Jak poinformował sekretarz generalny, państwa NATO zgodziły się podczas szczytu na tworzenie corocznych planów dotyczących tego. jak będą dochodzić do celu 2 proc. PKB w wydatkach na obronność. - Plany krajowe będą pokrywały trzy główne obszary - wydatki, możliwości obronne oraz wkład w misje - tłumaczył. Pierwszy zestaw raportów ma być gotowy do końca grudnia. Ministrowie obrony mają je przejrzeć do lutego.
NATO myśli o Rosji
Szefowie państw i rządów krajów sojuszniczych rozmawiali też o stosunku do Rosji. Stoltenberg podkreślił, że przywódcy potwierdzili dwutorowe podejście - silną obronę w połączeniu z dialogiem. - NATO to sojusz obronny, NATO nie dąży do konfrontacji z Rosją - podkreślał Stoltenberg.
Wypomniał przy tym Moskwie, że wykorzystuje siły wojskowe, by zmieniać przebieg granic w Europie. Zwrócił w tym kontekście uwagę na agresję Rosji na Ukrainę i nielegalną aneksję Krymu. - NATO musiało zareagować. Nikt nie myślał o przemieszczaniu oddziałów bojowych do krajów bałtyckich i Polski przed aneksją Krymu przez Rosję - argumentował.
Sekretarz generalny Sojuszu zaznaczył, że NATO ma zamiar kontynuować silne partnerstwo z Ukrainą, dostarczając wsparcia politycznego temu krajowi.
NATO przeciw ISIS
Szefowie państw i rządów krajów NATO potwierdzili przystąpienie Sojuszu do międzynarodowej koalicji przeciw tzw. Państwu Islamskiemu (IS). Uzgodnili też plan działań, aby zwiększyć wysiłki w walce z terroryzmem. NATO będzie kontynuować szkolenie sił irackich i afgańskich, zwiększy wsparcie systemu rozpoznania AWACS dla koalicji przeciw IS.

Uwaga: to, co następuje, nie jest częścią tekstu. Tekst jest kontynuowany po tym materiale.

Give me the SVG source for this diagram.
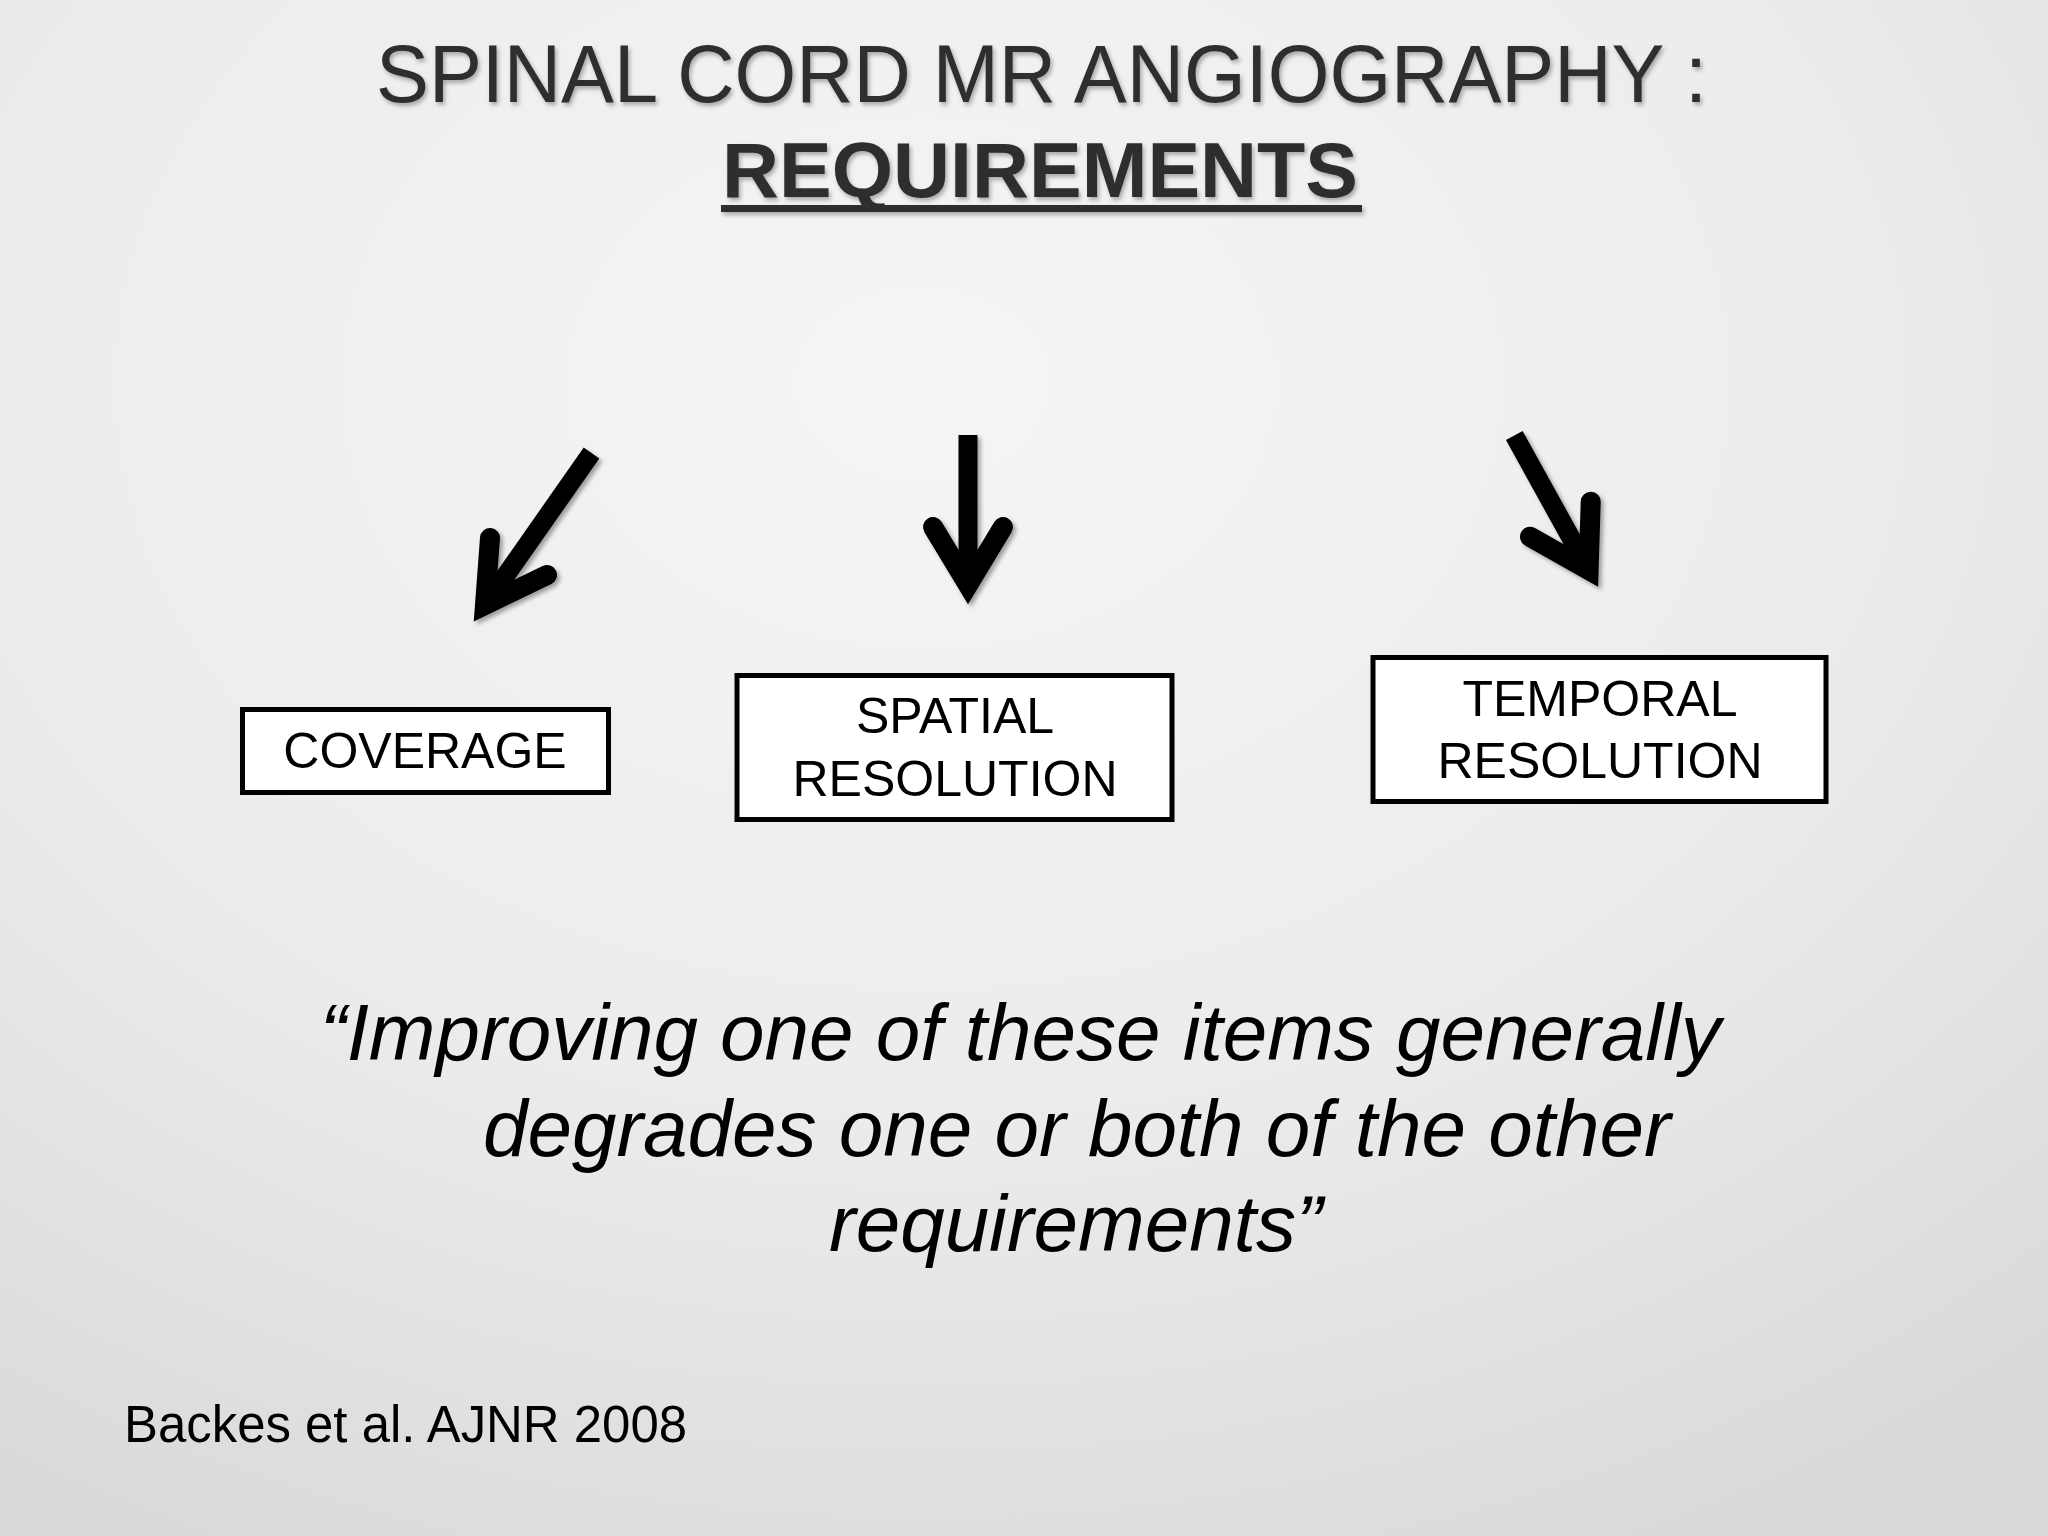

NATO nie zamierza jednak angażować się w działania bojowe - zastrzegł Stoltenberg.
Dodał, że wszyscy sojusznicy zgodzili się co do konieczności utrzymania misji szkolącej afgańskie siły bezpieczeństwa, w tym współpracy w afgańskimi siłami specjalnymi. Niektóre kraje zapowiedziały zwiększenie swojego zaangażowania; konkretne liczby mają być podane jeszcze w tym roku.
NATO zamierza intensywniej wykorzystywać samoloty systemu rozpoznania i ostrzegania AWACS, zwiększając liczbę godzin w powietrzu i uzupełniania paliwa podczas lotu. Sojusz ma utworzyć nową komórkę do wymiany informacji na temat siatek terrorystycznych, w tym tzw. zagranicznych bojowników, czyli mieszkańców krajów zachodnich, którzy przyłączyli się do dżihadystów.